Radack will examine the perception and reality of whistleblowers in the wake of Edward Snowden’s revelations about government surveillance. Presented by the Center for Ethics in conjunction with the Woodrow Wilson Visiting Scholars committee, the “Whistleblowing and the Snowden Effect” lecture will take place at 7:30 p.m. on Tuesday, Oct. 27 in Moyer Hall’s Miller Forum. The event is free and open to the public.
Radack will discuss how Edward Snowden’s revelations about government surveillance came during the most perilous time in U.S. history for whistleblowers. Whistleblowers are often risking their own freedom to reveal fraud and illegality within our government. Instead of being celebrated, most whistleblowers end up bankrupt and blacklisted.
Held in conjunction with Radack’s visit to campus, a screening of Academy Award-winning film "Citizenfour" will be followed by a faculty panel discussion. The film screening will be held at 6:45 p.m. on Oct. 21 in the Trumbower Hall Lecture Hall. Radack has served as the attorney for the whistleblowers who appear in the film. The screening is presented in conjunction with the media & communications department.
Radack is the director of National Security & Human Rights at Expose Facts. Her program focuses specifically on secrecy, surveillance, torture and discrimination. She has been at the forefront of the government’s unprecedented “war on whistleblowers,” which has also implicated journalists. Among her clients, she has represented seven national security and intelligence community employees who have been investigated, charged or prosecuted under the Espionage Act for allegedly mishandling classified information, including Edward Snowden, Thomas Drake and John Kiriakou. She also represents clients bringing whistleblower retaliation complaints in federal court and various administrative bodies.
Previously, she served on the D.C. Bar Legal Ethics Committee and worked at the Justice Department for seven years, first as a trial attorney and later as a legal ethics advisor. Radack is author of “TRAITOR: The Whistleblower & the 'American Taliban'” and she received the "Sam Adams Associates for Integrity in Intelligence Award" in 2011; the "Hugh M. Hefner First Amendment Award" in 2012; and was named one of Foreign Policy magazine’s "Leading Global Thinkers of 2013.” A graduate of Brown University and Yale Law School, Radack lives in Washington, D.C. with her husband and three children.

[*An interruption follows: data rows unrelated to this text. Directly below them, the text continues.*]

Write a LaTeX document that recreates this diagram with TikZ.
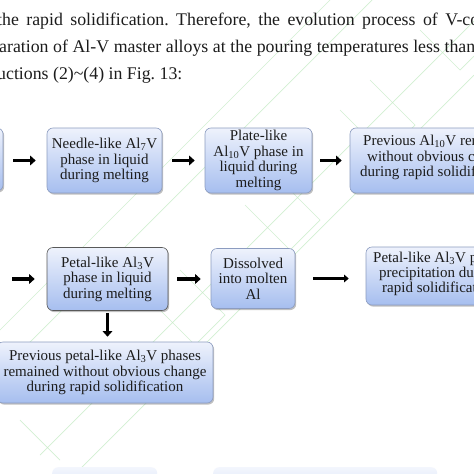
\documentclass[tikz,border=0pt]{standalone}
\usepackage{fontspec}
\setmainfont{Liberation Serif}
\usetikzlibrary{arrows.meta,shadows}
\frenchspacing
\definecolor{boxtop}{HTML}{EEF2FC}
\definecolor{boxbot}{HTML}{A6BEEF}
\definecolor{boxline}{HTML}{8C9CC0}
\definecolor{inkc}{HTML}{1C1C1C}
\definecolor{wmark}{HTML}{C4EBC4}
\tikzset{
  flowbox/.style={rounded corners=6pt, top color=boxtop, bottom color=boxbot,
    draw=boxline, line width=0.6pt, inner sep=0pt, text=inkc, align=center,
    font=\fontsize{15}{15.5}\selectfont,
    drop shadow={shadow xshift=1.2pt, shadow yshift=-1.6pt, opacity=0.35, fill=black!70}},
  fadedbox/.style={rounded corners=6pt, top color=boxtop!70!white, bottom color=boxbot!60!white,
    draw=none, inner sep=0pt},
  bigarrow/.style={line width=3.8pt, draw=black, -{Triangle[length=5.5pt, width=9.5pt]}},
  thinarrow/.style={line width=3pt, draw=black, -{Triangle[length=4.5pt, width=7.5pt]}},
  paratext/.style={anchor=base west, inner sep=0pt, text=inkc, font=\fontsize{17.8}{27}\selectfont},
  wm/.style={draw=wmark, line width=0.7pt, opacity=0.75}
}
\begin{document}
\begin{tikzpicture}[x=1pt, y=-1pt]
\useasboundingbox (0,0) rectangle (474,474);
\clip (0,0) rectangle (474,474);
\fill[white] (0,0) rectangle (474,474);

% watermark (faint outlines)
\draw[wm] (0,330) -- (330,0);
\draw[wm] (0,372) -- (372,0);
\draw[wm] (40,455) -- (474,21);
\draw[wm] (75,474) -- (474,75);
\draw[wm] (150,300) -- (195,345) -- (225,315) -- (180,270);
\draw[wm] (245,205) -- (290,250) -- (320,220) -- (275,175);
\draw[wm] (340,110) -- (385,155) -- (415,125) -- (370,80);
\draw[wm] (20,420) -- (60,460);
\draw[wm] (420,30) -- (460,70) -- (474,56);

% paragraph text
\node[paratext] (p1) at (-3,25) {\makebox[482pt][s]{the rapid solidification. Therefore, the evolution process of V-co}};
\node[paratext] (p2) at (-1,52) {\makebox[476pt][s]{aration of Al-V master alloys at the pouring temperatures less than}};
\node[paratext] (p3) at (-3,79) {uctions (2)\char`~(4) in Fig. 13:};

% row 1
\node[flowbox, minimum width=103pt, minimum height=63pt] (L0) at (-48.5,159.5) {};
\node[flowbox, minimum width=115pt, minimum height=65pt] (B2) at (104.5,160.5)
  {Needle-like Al\textsubscript{7}V\\phase in liquid\\during melting};
\node[flowbox, minimum width=107pt, minimum height=65pt] (B3) at (258.5,160.5)
  {Plate-like\\Al\textsubscript{10}V phase in\\liquid during\\melting};
\node[flowbox, minimum width=180pt, minimum height=65pt] (B4) at (440,160.5) {};
\node[anchor=north west, inner sep=0pt, align=left, text=inkc,
  font=\fontsize{15}{15.5}\selectfont] (B4t) at (360,135)
  {\hspace*{3pt}Previous Al\textsubscript{10}V rem\\\hspace*{7pt}without obvious ch\\during rapid solidif};

\draw[bigarrow, shorten <=10pt, shorten >=11pt] (L0.east |- B2.west) -- (B2.west);
\draw[bigarrow, shorten <=10pt, shorten >=10pt] (B2.east) -- (B3.west);
\draw[bigarrow, shorten <=8pt, shorten >=8pt] (B3.east) -- (B4.west);

% row 2
\coordinate (in2) at (12,279);
\node[flowbox, draw=black!65, minimum width=121pt, minimum height=63pt] (R1) at (107.5,279)
  {Petal-like Al\textsubscript{3}V\\phase in liquid\\during melting};
\node[flowbox, minimum width=84pt, minimum height=60pt] (R2) at (253,278.5)
  {Dissolved\\into molten\\Al};
\node[flowbox, minimum width=164pt, minimum height=58pt] (R3) at (448,276) {};
\node[anchor=north west, inner sep=0pt, align=left, text=inkc,
  font=\fontsize{15}{15}\selectfont] (R3t) at (373,252)
  {Petal-like Al\textsubscript{3}V ph\\\hspace*{6pt}precipitation du\\\hspace*{9pt}rapid solidificat};
\node[flowbox, minimum width=216pt, minimum height=61pt] (R4) at (105,372.5)
  {Previous petal-like Al\textsubscript{3}V phases\\remained without obvious change\\during rapid solidification};

\draw[bigarrow, shorten >=12pt] (in2) -- (in2 -| R1.west);
\draw[bigarrow, shorten <=9pt, shorten >=10pt] (R1.east) -- (R1.east -| R2.west);
\draw[thinarrow, shorten <=18pt, shorten >=17pt] (R2.east) -- (R2.east -| R3.west);
\draw[bigarrow, shorten <=2pt, shorten >=5pt] (R1.south) -- (R1.south |- R4.north);

% bottom faded boxes (tops only visible)
\node[fadedbox, minimum width=105pt, minimum height=40pt, anchor=north west] (F1) at (52,467) {};
\node[fadedbox, minimum width=224pt, minimum height=40pt, anchor=north west] (F2) at (213,467) {};
\end{tikzpicture}
\end{document}
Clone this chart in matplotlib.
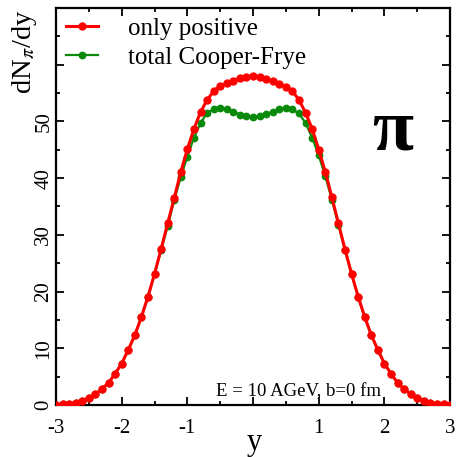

Founded in 1848, Muhlenberg is a highly selective, private, four-year residential college located in Allentown, Pa., approximately 90 miles west of New York City. With an undergraduate enrollment of approximately 2200 students, Muhlenberg College is dedicated to shaping creative, compassionate, collaborative leaders through rigorous academic programs in the arts, sciences, business, education and public health. A member of the Centennial Conference, Muhlenberg competes in 22 varsity sports. Muhlenberg is affiliated with the Evangelical Lutheran Church in America.